By Svante E. Cornell and Michael Jonsson
UPPSALA, Sweden: After almost eight years of sustained efforts and billions of
dollars, Washington and Brussels are determined to create an independent state
of Kosovo.
What they are ushering into existence, however, looks set to become a heavily
criminalized state in the heart of Europe, with far- reaching implications.
When the international community intervened in Kosovo in 1999, it had the right
intentions but the wrong friends. The United States and its allies did not
reward the popular Kosovar leader Ibrahim Rugova for eight years of patient
resistance against Serbian maltreatment, but only acted decisively after the
paramilitary Kosovo Liberation Army provoked the Yugoslav military into a major
crackdown, which led to the Kosovo war.
This was understandable, probably unavoidable, but also unfortunate. Much of
what ails Kosovo today stems in part from the failure to deal with the
side-effects of the intervention and with the continued power of the
now-disbanded KLA.
The war gave the KLA increased legitimacy, following and funding. But the KLA
was hardly a poster child for high-minded guerrilla warfare. Considered a
terrorist organization by the United States and other Western governments,
during the war it used lethal force against competing Kosovar political
movements and Kosovars suspected of collaboration with the Serbs.
It received extensive funding from drug trafficking and engaged in serious human
rights violations. In spite of this track record, once the war finished, the KLA
was allowed to reinvent itself into a political party, the PDK, and to form most
of the Kosovo Protection Corps as well as the police force.
The consequences were entirely predictable. Several members of Rugova's popular
LDK party were attacked and killed, creating a situation in which the two
leading parties in Kosovo developed their own semi-official "security services."
Albanian organized crime cashed in on alliances created with leading Kosovar
Albanian politicians and today control much of the heroin traffic to Western
Europe.
Remnants of the KLA -- and its funding network -- were involved in fomenting
unrest in southern Serbia and northern Macedonia, twice bringing the latter to
the brink of full-blown conflict. Members of the Kosovo Protection Corps have
also been arrested on charges of killing civilian Serbs.

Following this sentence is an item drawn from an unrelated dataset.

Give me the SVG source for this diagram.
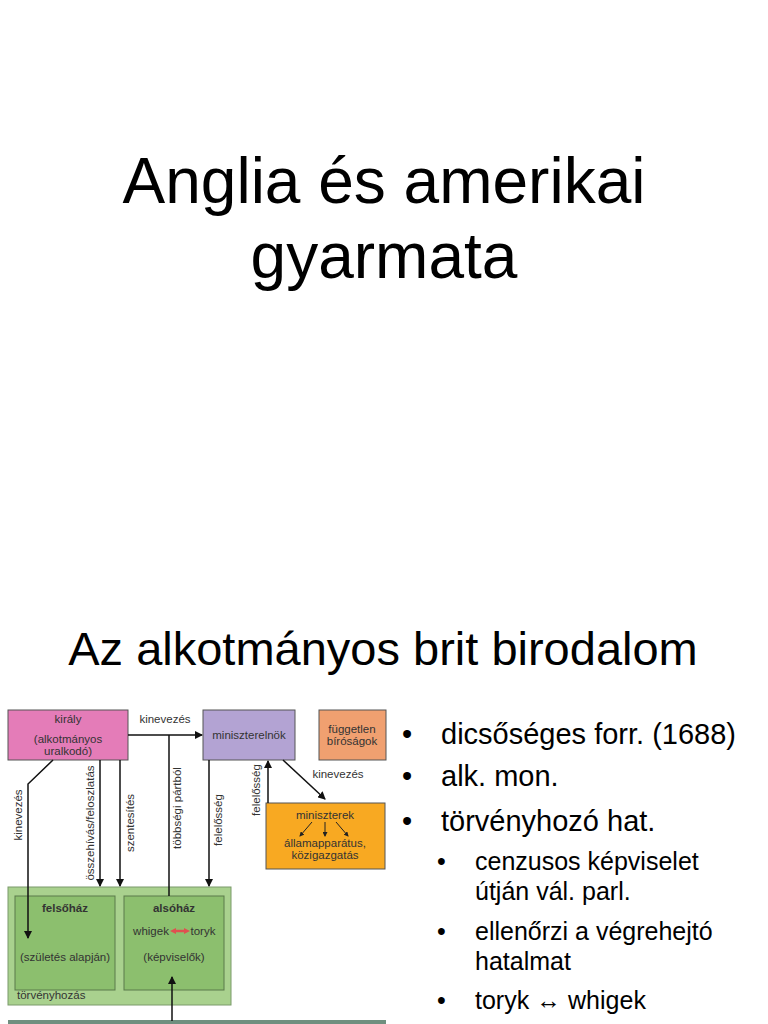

The KLA legacy groups have created a major problem for the UN Mission in
Kosovo and the multinational Kosovo Force.
In March 2004, KLA-affiliated groups organized riots against the detention of
their leaders on war- crime charges. Massive unrest over the following days
killed 19 and injured hundreds. Many Kosovar policemen -- also with roots
in the KLA -- did nothing, while others took active part in the rioting.
In private, members of the UN police force acknowledge that they and the
multinational forces in Kosovo have become reluctant to target former KLA
members involved in organized crime.
After a year of negotiations on Kosovo's status, the special UN envoy, Martti
Ahtisaari, has stated that "the potential for negotiations is exhausted."
Ahtissari's plan, which would grant Kosovo de-facto statehood under limited
European supervision, is currently before the UN Security Council.
Serbia has rejected the plan and Russian officials have hinted that they may use
their veto. On the other hand, Kosovar groups have threatened extensive riots
if Kosovar aspirations for indepedence are further frustrated, in effect
blackmailing the international community.
Even if this impasse is successfully resolved, the Kosovo problem will not be.
The leadership of the new state would at best be under heavy influence from
organized crime, and at worst in direct collusion with criminal groups.
In June 2003, a spokesman for the UN police said that Kosovo "is not a society
affected by organized crime, but a society founded on organized crime."
Some European officials insist that things have improved since then, but local
analysts disagree. As a local expert told the authors, it is more appropriate to
speak of "state institutionalized crime" than "organized crime" in Kosovo.
As the record in many post-Communist countries shows, the salience of corruption
and organized crime has the potential to thwart all forms of political and
economic development and to turn countries into failing states.
Clearly, the Kosovo question offers few positive policy options. Handing the
province back to Serbia would hardly solve any problems. Neither would
continuing to hold it in limbo.
But unless decisive steps are taken to clamp down on organized crime and its
linkages to Kosovo's political elite while the international community still has
jurisdiction over the territory, there will be many opportunities to regret the
mistake and few to amend it.
Svante E. Cornell is research director, and Michael Jonsson a researcher, at the
Central Asia-Caucasus Institute & Silk Road Studies Program, a joint center at
Johns Hopkins University-SAIS and Uppsala University, Sweden.